Most states also have “shield laws” that protect journalists from being forced to reveal confidential sources, though the strength of that protection varies widely. Some states offer a nearly absolute privilege, while others apply a balancing test that weighs the journalist’s need to protect a source against the requesting party’s need for the information. There is no federal shield law.

Rights of Assembly and Petition

The right to gather peacefully and the right to petition the government for change are separate protections, but they work together. Protests, rallies, marches, and public meetings are all shielded, regardless of how popular or unpopular the message is. In De Jonge v. Oregon (1937), the Supreme Court made clear that the government cannot criminalize attendance at a meeting just because the sponsoring organization holds controversial political views.22Legal Information Institute. De Jonge v State of Oregon, 299 US 353 (1937)

The Public Forum Doctrine

Where you choose to assemble matters legally. Courts divide government property into categories that determine how much the government can restrict speech there. Public parks, sidewalks, and public plazas are “traditional public forums” where free expression has the strongest protection. The government can impose reasonable, content-neutral rules about when and how protests take place, but it cannot restrict speech based on its message, and any restriction must be narrowly tailored to serve a compelling interest.

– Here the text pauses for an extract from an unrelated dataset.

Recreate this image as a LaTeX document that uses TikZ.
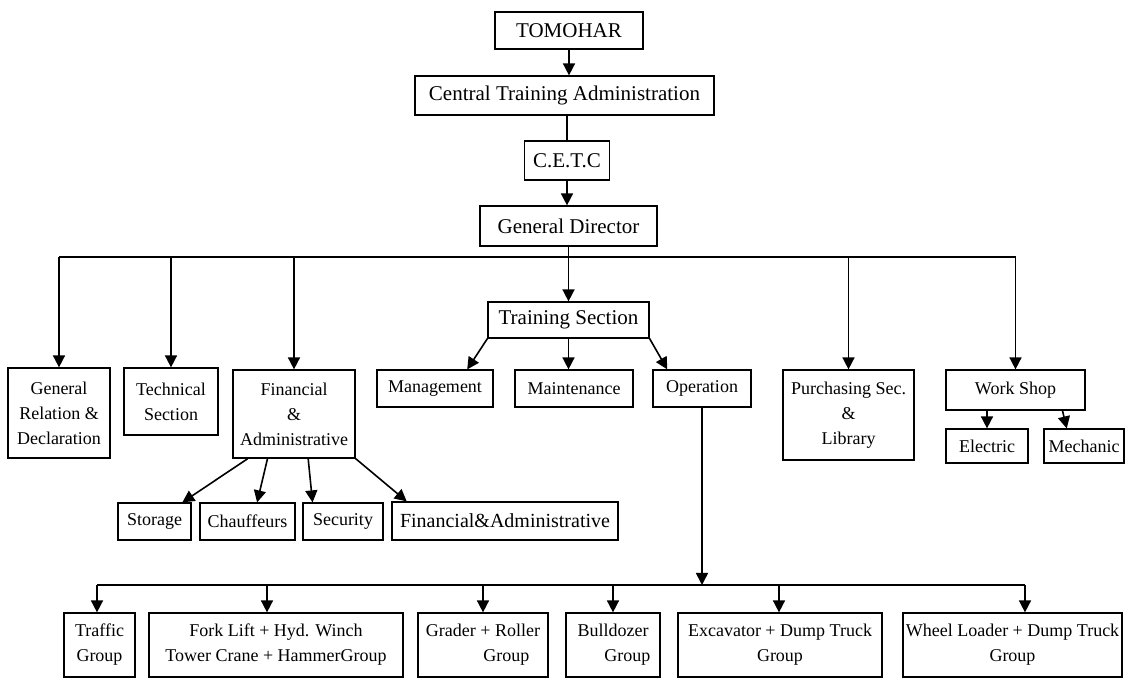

Government buildings, military bases, and similar restricted property are “nonpublic forums” where the government has much more latitude. Officials can limit speech to purposes consistent with the property’s function, as long as the rules are reasonable and do not discriminate based on viewpoint. A city hall lobby can require that gatherings relate to city business; a military installation can bar protests entirely. The key distinction is that even in restricted spaces, the government cannot single out particular viewpoints for exclusion while allowing others.

The Right to Petition

Petitioning the government goes beyond signing your name to a document. It includes lobbying elected officials, filing lawsuits, testifying at public hearings, and submitting formal complaints to government agencies. The government is not obligated to grant your request, but it cannot punish you for making it. This right provides a formal path for challenging official actions without fear of retaliation, and it applies whether you act alone or as part of an organized group.